It’s a strange outcome of MMP that ‘parties’ of one or two individuals can hold the balance of power. Peter Dunne is a known quantity but Te Urewera Flavell of the Maori Party is a wildcard and David Seymour’s influence is an unknown quantity despite the ‘confidence and supply’ agreement he has signed with the Prime Minister.
I like David Seymour. I’ve met him a couple of times and been impressed with his wit, sharp brain, and ability to handle a crowd. I’m also philosophically attuned to ACT’s libertarianism. However, the free market economics of the party are poorly understood by the majority of New Zealanders and therein lies the challenge for Seymour and for ACT – how to make the party relevant to more than a few free thinkers. If he fails to do so as Party leader, following the resignation of political philosopher Jamie Whyte, he will not be gifted Epsom again unless his Party can get their rating closer to the Conservatives showing of 4% and bring in some more MPs. After all National can win Epsom on their own and unless ACT can bring in at least one more MP, but preferably more, what’s the point gifting it to ACT.

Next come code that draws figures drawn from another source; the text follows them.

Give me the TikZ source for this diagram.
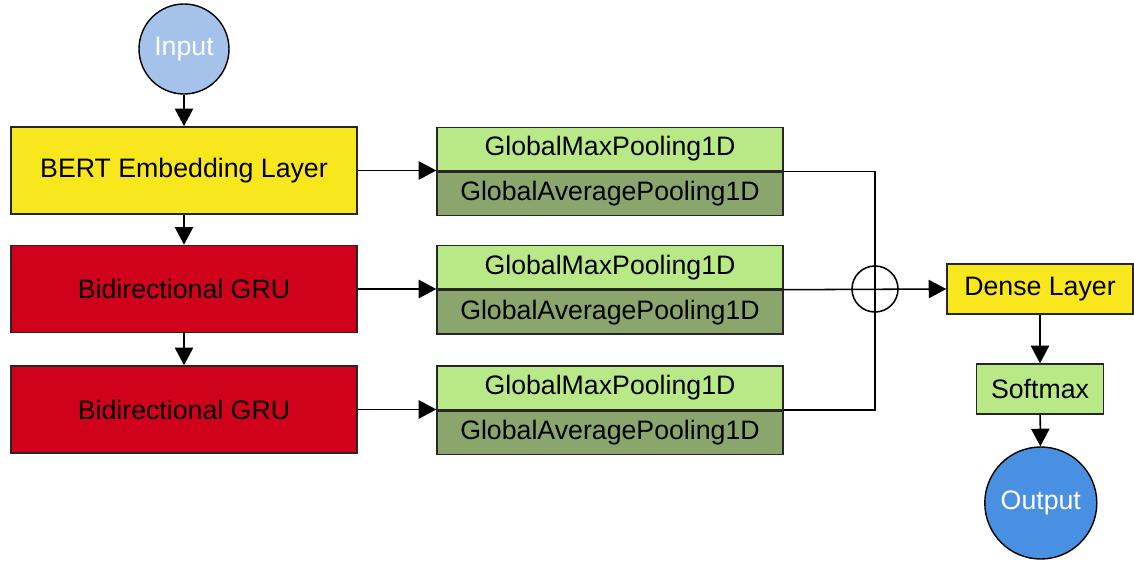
\documentclass[tikz,border=0pt]{standalone}
\usepackage{fontspec}
\setmainfont{Liberation Sans}
\usepackage{xcolor}
\usepackage{tikz}
\usetikzlibrary{positioning,arrows.meta}

\definecolor{layeryellow}{HTML}{F8E71C}
\definecolor{grured}{HTML}{D0021B}
\definecolor{poollight}{HTML}{B8E986}
\definecolor{pooldark}{HTML}{8AA66C}
\definecolor{inblue}{HTML}{A4C2EA}
\definecolor{outblue}{HTML}{4A90E2}

\tikzset{
  box/.style={draw=black!85, line width=1pt, inner sep=0pt, align=center},
  layer/.style={box, minimum width=8.65cm, minimum height=2.18cm},
  pool/.style={box, minimum width=8.65cm, minimum height=1.0875cm},
  io/.style={circle, draw=black, line width=1pt, text=white, inner sep=0pt},
  conn/.style={line width=1.1pt},
  arrow/.style={conn, -{Triangle[length=12.5pt, width=13pt]}}
}

\begin{document}
\begin{tikzpicture}[font=\fontsize{19}{22}\selectfont]
  \useasboundingbox (0,0) rectangle (28.35,14.025);

  % left column
  \node[io, fill=inblue, minimum size=2.25cm] (input) at (4.6,12.8) {Input};
  \node[layer, fill=layeryellow] (bert) at (4.6,9.7625) {BERT Embedding Layer};
  \node[layer, fill=grured] (gru1) at (4.6,6.8) {Bidirectional GRU};
  \node[layer, fill=grured] (gru2) at (4.6,3.7875) {Bidirectional GRU};

  % pooling blocks
  \node[pool, fill=poollight] (max1) at (15.25,10.3) {GlobalMaxPooling1D};
  \node[pool, fill=pooldark, below=0pt of max1] (avg1) {GlobalAveragePooling1D};
  \node[pool, fill=poollight] (max2) at (15.25,7.3438) {GlobalMaxPooling1D};
  \node[pool, fill=pooldark, below=0pt of max2] (avg2) {GlobalAveragePooling1D};
  \node[pool, fill=poollight] (max3) at (15.25,4.3313) {GlobalMaxPooling1D};
  \node[pool, fill=pooldark, below=0pt of max3] (avg3) {GlobalAveragePooling1D};

  % merge and output
  \node[circle, draw=black, line width=1.1pt, minimum size=1.15cm, inner sep=0pt] (sum) at (21.875,6.8) {};
  \node[box, fill=layeryellow, minimum width=4.65cm, minimum height=1.25cm] (dense) at (26.0,6.8) {Dense Layer};
  \node[box, fill=poollight, minimum width=3.175cm, minimum height=1.25cm] (softmax) at (26.0,4.3) {Softmax};
  \node[io, fill=outblue, minimum size=2.8cm] (output) at (26.02,1.45) {Output};

  \draw[arrow] (input) -- (bert);
  \draw[arrow] (bert) -- (gru1);
  \draw[arrow] (gru1) -- (gru2);
  \draw[arrow] (bert.east) -- (bert.east -| max1.west);
  \draw[arrow] (gru1.east) -- (gru1.east -| max2.west);
  \draw[arrow] (gru2.east) -- (gru2.east -| max3.west);

  \draw[conn] (max1.south east) -| (sum.center) |- (max3.south east);
  \draw[arrow] (max2.south east) -- (dense.west);
  \draw[arrow] (dense) -- (softmax);
  \draw[arrow] (softmax) -- (output);
\end{tikzpicture}
\end{document}
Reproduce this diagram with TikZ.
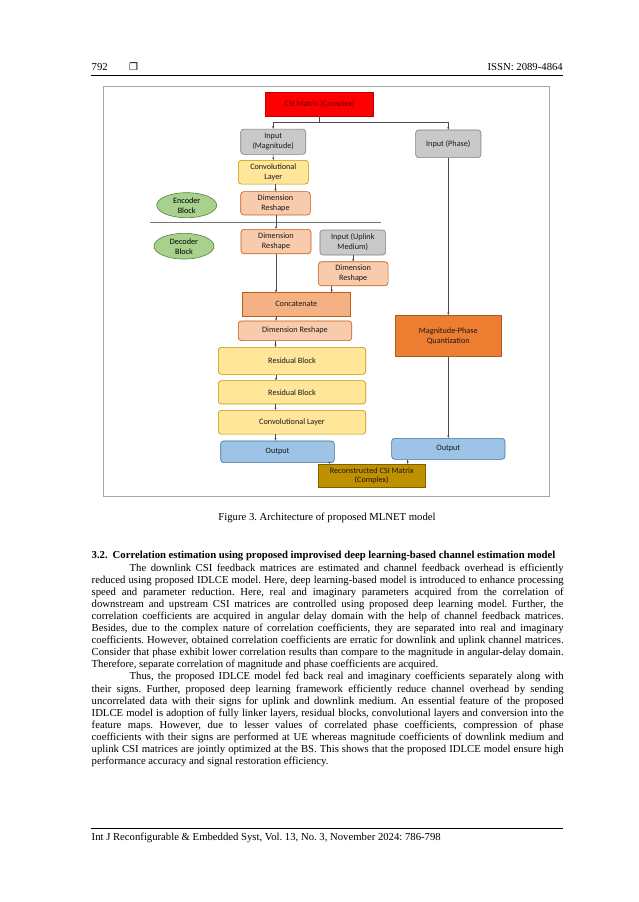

For the time being ACT has some breathing space and the 31 year old Seymour finds himself in a very powerful position. Some might say he’s sold his sold himself cheap by not holding out for a ministerial position but he’s of much greater use to National and ACT if he’s more free to build his power base. He holds the balance of power on legislation not supported by Dunne or the Maori Party and that could give him a very strong platform in this parliament which has to get to grips with the vexed question of finally settling the Treaty of Waitangi claims and abolishing the Maori seats.
That is where the overall shift to the right presents ACT with opportunities. If National starts to backtrack on settling these questions or starts down a constitutional road that gives even more power to tribal elites then Seymour can step in as the champion of all New Zealanders who want One Nation.
Meanwhile he has to negotiate the sharks of the media and Left who will see him as easy meat to pick on, just as they did with Brash, Banks and Hide before him. If he can overcome that onslaught and carve out a niche that resonates with a wider public then he will keep ACT on the map. Otherwise they’re history. He has youth, vigour and an independent mind on his side. I wish him well.